Towards More Energy in Environmental-friendly Way
Indian Scientists develop a new roadmap for high performance photocatalysts can help sustainable energy production
Producing clean or green energy is important for the environment as it replaces the negative effects of fossil fuels with more environmentally-friendly alternatives. Derived from natural resources, green energy is also often renewable and clean, meaning that they emit no or few greenhouse gases and are often readily available
Viewed thuds, it is heartening to note that a new study by Indian scientists offers a roadmap for the design of high-performance photocatalysts that can bring benefits ranging from sustainable energy production to environmental remediation.
2D materials have a high absorption coefficient, implying that they can efficiently absorb light and generate electron-hole pairs. This makes them promising candidates for photocatalytic applications. They also have tunable bandgap, reduced path length that charge carriers need to travel, large surface area and can be easily integrated into various device architectures allowing flexibility and scalability.
However, they possess strongly bound excitons (bound state of an electron and an electron hole) and are thus ineffective in driving catalytic reactions that require free charge carriers.

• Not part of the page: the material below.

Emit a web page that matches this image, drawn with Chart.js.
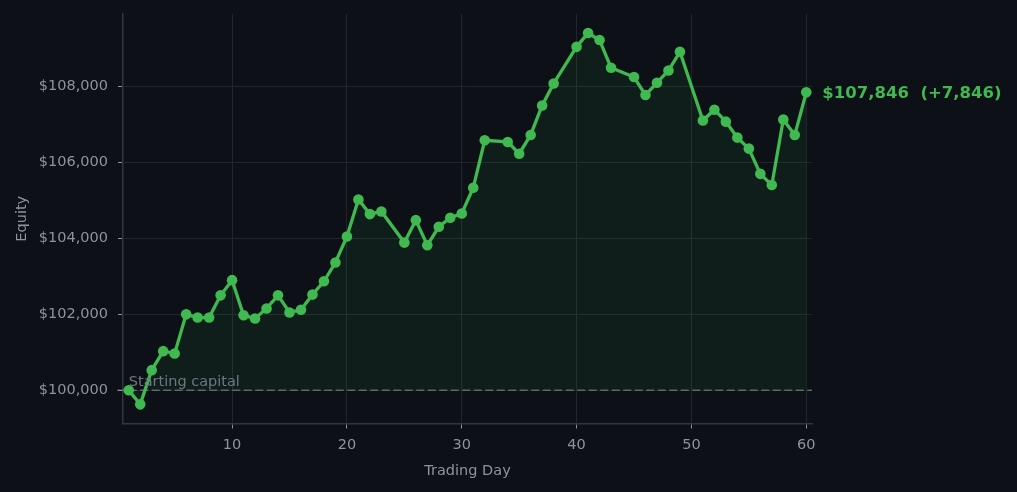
<!DOCTYPE html>
<html>
<head>
<meta charset="utf-8">
<script src="https://cdn.jsdelivr.net/npm/chart.js@4"></script>
<style>
  html, body { margin: 0; padding: 0; background: #0d1117; }
  #wrap { width: 1017px; height: 492px; }
</style>
</head>
<body>
<div id="wrap"><canvas id="equityChart" width="1017" height="492"></canvas></div>
<script>
// trading days (some days have no entry)
const days = [1, 2, 3, 4, 5, 6, 7, 8, 9, 10, 11, 12, 13, 14, 15, 16, 17, 18, 19, 20, 21, 22, 23,
  25, 26, 27, 28, 29, 30, 31, 32,
  34, 35, 36, 37, 38,
  40, 41, 42, 43,
  45, 46, 47, 48, 49,
  51, 52, 53, 54, 55, 56, 57, 58, 59, 60];
const equity = [100000, 99630, 100530, 101030, 100970, 102000, 101915, 101915, 102500, 102900,
  101975, 101890, 102155, 102500, 102050, 102120, 102520, 102870, 103365, 104050,
  105025, 104640, 104710,
  103890, 104480, 103820, 104305, 104545, 104655, 105335, 106585,
  106540, 106230, 106725, 107500, 108080,
  109045, 109410, 109225, 108495,
  108250, 107775, 108100, 108420, 108915,
  107105, 107390, 107075, 106655, 106365, 105700, 105405, 107130, 106725, 107846];
const startCapital = 100000;
const baselineDays = [0, 60.5];
const xTicks = [10, 20, 30, 40, 50, 60];
const yTicks = [100000, 102000, 104000, 106000, 108000];

const green = '#3fb950';
const tickGrey = '#8b949e';
const fontFamily = '"DejaVu Sans", sans-serif';

const fmt = v => v.toLocaleString('en-US');

let ctx = document.getElementById('equityChart').getContext('2d');

// text labels: "Starting capital" + final value at the last point
const labelsPlugin = {
  id: 'labels',
  afterDatasetsDraw(chart) {
    const xs = chart.scales.x, ys = chart.scales.y;
    const c = chart.ctx;
    c.save();
    c.font = '14.5px ' + fontFamily;
    c.fillStyle = '#6e7681';
    c.textAlign = 'left';
    c.textBaseline = 'bottom';
    c.fillText('Starting capital', xs.getPixelForValue(days[0]), ys.getPixelForValue(startCapital) - 1);

    const last = equity[equity.length - 1];
    const diff = last - startCapital;
    c.font = 'bold 16.5px ' + fontFamily;
    c.fillStyle = green;
    c.textBaseline = 'middle';
    c.fillText('$' + fmt(last) + '  (' + (diff >= 0 ? '+' : '') + fmt(diff) + ')',
      xs.getPixelForValue(days[days.length - 1]) + 16, ys.getPixelForValue(last) + 1);
    c.restore();
  }
};

var chartEquity = new Chart(ctx, {
  type: 'line',
  data: {
    datasets: [{
      data: days.map((d, i) => ({ x: d, y: equity[i] })),
      borderColor: green,
      borderWidth: 3.3,
      backgroundColor: 'rgba(63, 185, 80, 0.08)',
      fill: { value: startCapital },
      pointRadius: 5.3,
      pointBorderWidth: 0,
      pointBackgroundColor: green,
      tension: 0,
      order: 0
    }, {
      // starting capital reference line
      data: baselineDays.map(d => ({ x: d, y: startCapital })),
      borderColor: 'rgba(139, 148, 158, 0.6)',
      borderWidth: 1.6,
      borderDash: [8, 3.5],
      pointRadius: 0,
      fill: false,
      clip: false,
      order: 1
    }]
  },
  options: {
    responsive: false,
    animation: false,
    events: [],
    layout: { padding: { left: 0, top: 14, right: 205, bottom: 0 } },
    plugins: {
      legend: { display: false },
      tooltip: { enabled: false }
    },
    scales: {
      x: {
        type: 'linear',
        min: 0.5,
        max: 60.5,
        afterBuildTicks: s => { s.ticks = xTicks.map(v => ({ value: v })); },
        afterFit: s => { s.height = 68.5; },
        grid: { color: '#21262d', lineWidth: 1, tickLength: 5, tickColor: tickGrey },
        border: { color: '#30363d', width: 1.5 },
        ticks: { color: tickGrey, font: { family: fontFamily, size: 14.5 }, padding: 8, maxRotation: 0 },
        title: { display: true, text: 'Trading Day', color: tickGrey, font: { family: fontFamily, size: 14.5 }, padding: { top: 0, bottom: 12 } }
      },
      y: {
        min: 99125,
        max: 109910,
        afterBuildTicks: s => { s.ticks = yTicks.map(v => ({ value: v })); },
        afterFit: s => { s.width = 123; s.paddingTop = 0; s.paddingBottom = 0; },
        grid: { color: '#21262d', lineWidth: 1, tickLength: 5, tickColor: tickGrey },
        border: { color: '#30363d', width: 1.5 },
        ticks: {
          color: tickGrey,
          font: { family: fontFamily, size: 14.5 },
          padding: 10,
          callback: v => '$' + fmt(v)
        },
        title: { display: true, text: 'Equity', color: tickGrey, font: { family: fontFamily, size: 14.5 }, padding: { top: 14, bottom: 0 } }
      }
    }
  },
  plugins: [labelsPlugin]
});
</script>
</body>
</html>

Scientists from Institute of Nano Science and Technology (INST), Mohali, an autonomous institute of Department of Science and Technology, theoretically studying the ground- and excited-state dynamics of bound electrons-hole pairs (excitons) in a heterostructure of a 2D material called metal-telluro-halide demonstrated that engineering of 2D materials that have high electrical resistivity (dielectric materials) is an efficient strategy to regulate their exciton binding energy (EBE) and could make them efficient catalysts.
In a paper published in Journal of Physical Chemistry C they elucidated how the application of a magnetic field accelerates charge separation of such materials by exerting opposing forces on photogenerated electrons and holes, while also enhancing EBE through an exciton diamagnetic shift, which could potentially hinder charge separation.

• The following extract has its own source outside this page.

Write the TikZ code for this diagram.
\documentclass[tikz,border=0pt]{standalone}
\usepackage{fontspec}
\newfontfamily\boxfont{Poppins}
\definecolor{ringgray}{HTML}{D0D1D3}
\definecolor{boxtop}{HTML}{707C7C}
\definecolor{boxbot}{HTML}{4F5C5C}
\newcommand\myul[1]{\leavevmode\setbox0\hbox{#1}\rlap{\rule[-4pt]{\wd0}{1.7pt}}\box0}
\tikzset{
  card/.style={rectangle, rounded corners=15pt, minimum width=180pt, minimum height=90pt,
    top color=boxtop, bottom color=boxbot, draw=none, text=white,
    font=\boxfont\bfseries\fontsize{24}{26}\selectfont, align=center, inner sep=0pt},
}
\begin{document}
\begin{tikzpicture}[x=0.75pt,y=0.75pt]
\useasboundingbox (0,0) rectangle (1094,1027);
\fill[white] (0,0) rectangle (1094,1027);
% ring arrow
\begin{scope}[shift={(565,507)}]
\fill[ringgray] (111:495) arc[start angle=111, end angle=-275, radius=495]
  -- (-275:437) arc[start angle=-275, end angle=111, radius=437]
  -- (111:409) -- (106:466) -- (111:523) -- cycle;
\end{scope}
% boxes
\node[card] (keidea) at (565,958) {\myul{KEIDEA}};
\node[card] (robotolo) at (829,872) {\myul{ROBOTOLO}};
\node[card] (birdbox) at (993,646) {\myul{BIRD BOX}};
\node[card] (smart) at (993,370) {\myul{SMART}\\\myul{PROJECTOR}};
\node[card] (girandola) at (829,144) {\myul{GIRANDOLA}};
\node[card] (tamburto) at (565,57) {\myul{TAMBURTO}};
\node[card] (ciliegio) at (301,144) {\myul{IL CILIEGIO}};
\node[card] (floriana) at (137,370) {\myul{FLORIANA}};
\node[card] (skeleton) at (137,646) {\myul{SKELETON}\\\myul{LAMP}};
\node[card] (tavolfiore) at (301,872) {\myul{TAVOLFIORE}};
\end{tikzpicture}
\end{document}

The highly delocalized exciton cloud extending over a few hundred unitcells reduces the EBE to kBT (25 meV—mili electron volts), promoting spontaneous exciton dissociation into free carriers.

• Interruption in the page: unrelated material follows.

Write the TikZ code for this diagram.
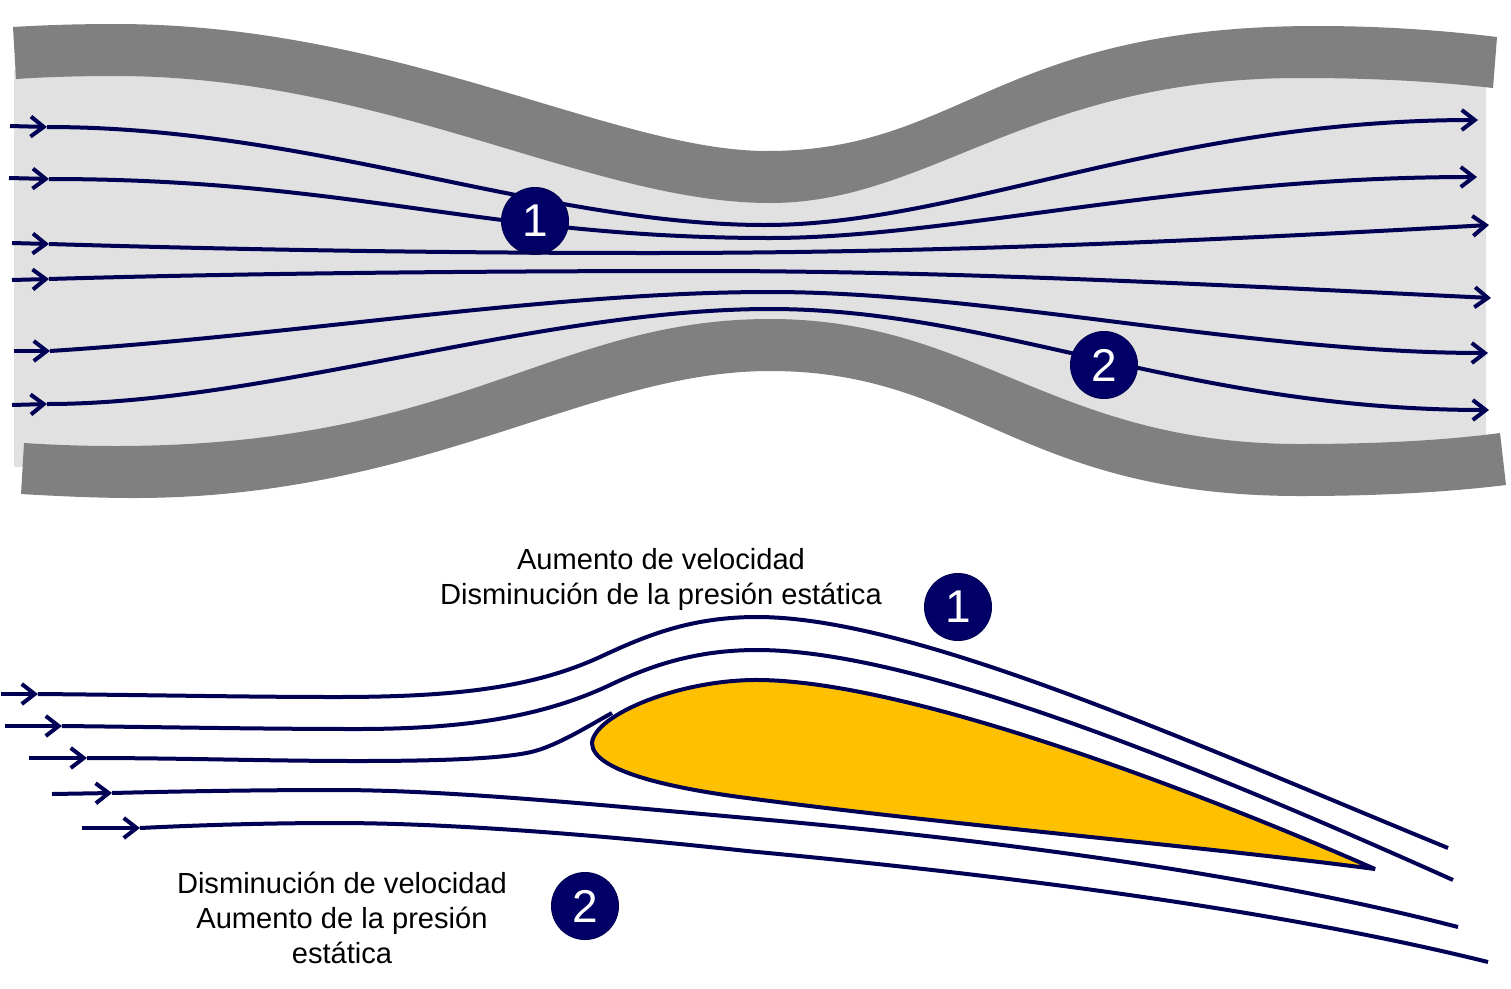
\documentclass[tikz,border=0pt]{standalone}
\usepackage{fontspec}
\setmainfont{Liberation Sans}
\usetikzlibrary{arrows.meta}
\definecolor{flowc}{RGB}{0,0,84}
\definecolor{badge}{RGB}{0,0,102}
\definecolor{wallc}{RGB}{128,128,128}
\definecolor{ductc}{RGB}{225,225,225}
\definecolor{foilc}{RGB}{255,192,0}
\tikzset{
  flow/.style={draw=flowc,line width=4pt,line join=round},
  flowin/.style={flow,-{Straight Barb[length=13pt,width=20pt,line width=4pt]}},
  flowout/.style={flowin},
  badgenode/.style={circle,minimum size=67pt,inner sep=0pt,fill=badge,draw=flowc,line width=1pt,text=white,font=\fontsize{46}{46}\selectfont},
  caption/.style={align=center,text=black,font=\fontsize{29.1}{35}\selectfont},
  wall/.style={fill=wallc},
}
\begin{document}
\begin{tikzpicture}[x=1pt,y=-1pt]
\useasboundingbox (0,0) rectangle (1511,988);
% duct
\fill[ductc] (14,70) -- (115,60) .. controls (385,60) and (590,187) .. (770,187) .. controls (930,187) and (1030,62) .. (1300,62) -- (1486,70) -- (1486,450) -- (1300,460) .. controls (1053,460) and (976,335) .. (770,335) .. controls (553,335) and (461,460) .. (115,460) -- (30,460) -- (30,467) -- (14,467) -- cycle;
% walls
\fill[wall] (13,27) .. controls (45,25) and (80,24) .. (115,24) .. controls (398,24) and (614,151) .. (767,151) .. controls (962,151) and (997,26) .. (1317,26) .. controls (1380,26) and (1440,30) .. (1497,37)
 -- (1493,88) .. controls (1430,81) and (1370,78) .. (1300,78) .. controls (1030,78) and (930,203) .. (770,203) .. controls (590,203) and (385,76) .. (115,76) .. controls (80,76) and (45,77) .. (16,79) -- cycle;
\fill[wall] (24,443) .. controls (55,445) and (85,446) .. (115,446) .. controls (461,446) and (553,319) .. (770,319) .. controls (976,319) and (1053,444) .. (1300,444) .. controls (1370,444) and (1440,441) .. (1500,433)
 -- (1506,485) .. controls (1440,493) and (1370,496) .. (1300,496) .. controls (1019,496) and (971,371) .. (770,371) .. controls (589,371) and (424,498) .. (134,498) .. controls (95,498) and (55,496) .. (21,494) -- cycle;
% named ends
\coordinate (u1s) at (10,126); \coordinate (u1a) at (47,127); \coordinate (u1e) at (1478,120);
\coordinate (u2s) at (9,178); \coordinate (u2a) at (49,179); \coordinate (u2e) at (1477,177);
\coordinate (u3s) at (12,243); \coordinate (u3a) at (49,244); \coordinate (u3e) at (1489,225);
\coordinate (u4s) at (12,280); \coordinate (u4a) at (49,279); \coordinate (u4e) at (1491,298);
\coordinate (u5s) at (14,351); \coordinate (u5a) at (50,351); \coordinate (u5e) at (1488,353);
\coordinate (u6s) at (12,405); \coordinate (u6a) at (47,404); \coordinate (u6e) at (1489,410);
% streamlines behind badge 1
\draw[flowin] (u1s) -- (u1a);
\draw[flowout] (u1a) .. controls (312,127) and (544,225) .. (765,225) .. controls (960,225) and (1165,120) .. (u1e);
\draw[flowin] (u2s) -- (u2a);
\draw[flowout] (u2a) .. controls (353,179) and (485,238) .. (770,238) .. controls (952,238) and (1176,177) .. (u2e);
\node[badgenode] (b1) at (535,221) {1};
\draw[flowin] (u3s) -- (u3a);
\draw[flowout] (u3a) .. controls (250,250) and (450,253) .. (650,253) .. controls (900,253) and (1150,244) .. (u3e);
\draw[flowin] (u4s) -- (u4a);
\draw[flowout] (u4a) .. controls (250,273) and (500,271) .. (700,271) .. controls (950,271) and (1200,284) .. (u4e);
\draw[flowin] (u5s) -- (u5a);
\draw[flowout] (u5a) .. controls (300,335) and (550,292) .. (770,292) .. controls (989,292) and (1249,353) .. (u5e);
\draw[flowin] (u6s) -- (u6a);
\draw[flowout] (u6a) .. controls (267,404) and (538,309) .. (770,309) .. controls (996,309) and (1186,410) .. (u6e);
\node[badgenode] (b2) at (1104,365) {2};
% lower part
\node[caption] (t1) at (661,579) {Aumento de velocidad\\Disminución de la presión estática};
\node[badgenode] (b3) at (958,607) {1};
\node[caption] (t2) at (342,918) {Disminución de velocidad\\Aumento de la presión\\estática};
\node[badgenode] (b4) at (585,906) {2};
\coordinate (a1s) at (1,694); \coordinate (a1a) at (38,694); \coordinate (a1e) at (1448,848);
\coordinate (a2s) at (5,726); \coordinate (a2a) at (62,726); \coordinate (a2e) at (1453,880);
\coordinate (a3s) at (29,758); \coordinate (a3a) at (87,758); \coordinate (a3e) at (612,713);
\coordinate (a4s) at (52,794); \coordinate (a4a) at (112,793); \coordinate (a4e) at (1458,927);
\coordinate (a5s) at (82,828); \coordinate (a5a) at (140,828); \coordinate (a5e) at (1488,962);
\draw[flowin] (a1s) -- (a1a);
\draw[flow] (a1a) .. controls (150,695) and (250,697) .. (335,697) .. controls (450,697) and (530,689) .. (600,657) .. controls (645,636) and (690,617) .. (757,617) .. controls (913,617) and (1185,740) .. (a1e);
\draw[flowin] (a2s) -- (a2a);
\draw[flow] (a2a) .. controls (160,727) and (260,729) .. (357,729) .. controls (460,729) and (540,718) .. (610,685) .. controls (650,666) and (695,650) .. (757,650) .. controls (913,650) and (1190,762) .. (a2e);
\draw[flowin] (a3s) -- (a3a);
\draw[flow] (a3a) .. controls (180,758) and (270,761) .. (357,761) .. controls (450,761) and (510,758) .. (535,751) .. controls (560,744) and (590,725) .. (a3e);
\draw[flowin] (a4s) -- (a4a);
\draw[flow] (a4a) .. controls (190,791) and (270,790) .. (335,790) .. controls (450,790) and (600,805) .. (747,818) .. controls (950,836) and (1230,868) .. (a4e);
\draw[flowin] (a5s) -- (a5a);
\draw[flow] (a5a) .. controls (200,825) and (270,823) .. (335,823) .. controls (450,823) and (600,835) .. (747,851) .. controls (950,870) and (1250,903) .. (a5e);
% airfoil
\path[flow,fill=foilc,line join=miter,miter limit=4] (1375,869) .. controls (1230,805) and (920,682) .. (760,680) .. controls (680,679) and (594,715) .. (592,743) .. controls (592,772) and (677,789) .. (747,798) .. controls (950,825) and (1200,846) .. (1375,869) -- cycle;
\end{tikzpicture}
\end{document}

Using PARAM-Smriti supercomputing facility at NABI supported by CDAC, Pune under the National Supercomputing Mission, Government of India, Prof. Abir De Sarkar and his PhD Scholars Mr. Amal Kishore & Ms Harshita Seksaria showed that the GaTeCl/InTeBr vdW heterostructure efficiently splits water into hydrogen, providing a clean energy source.
The same method could also be used to produce solar fuels like methanol. Additionally, its photocatalytic properties help degrade pollutants, contributing to cleaner air and water.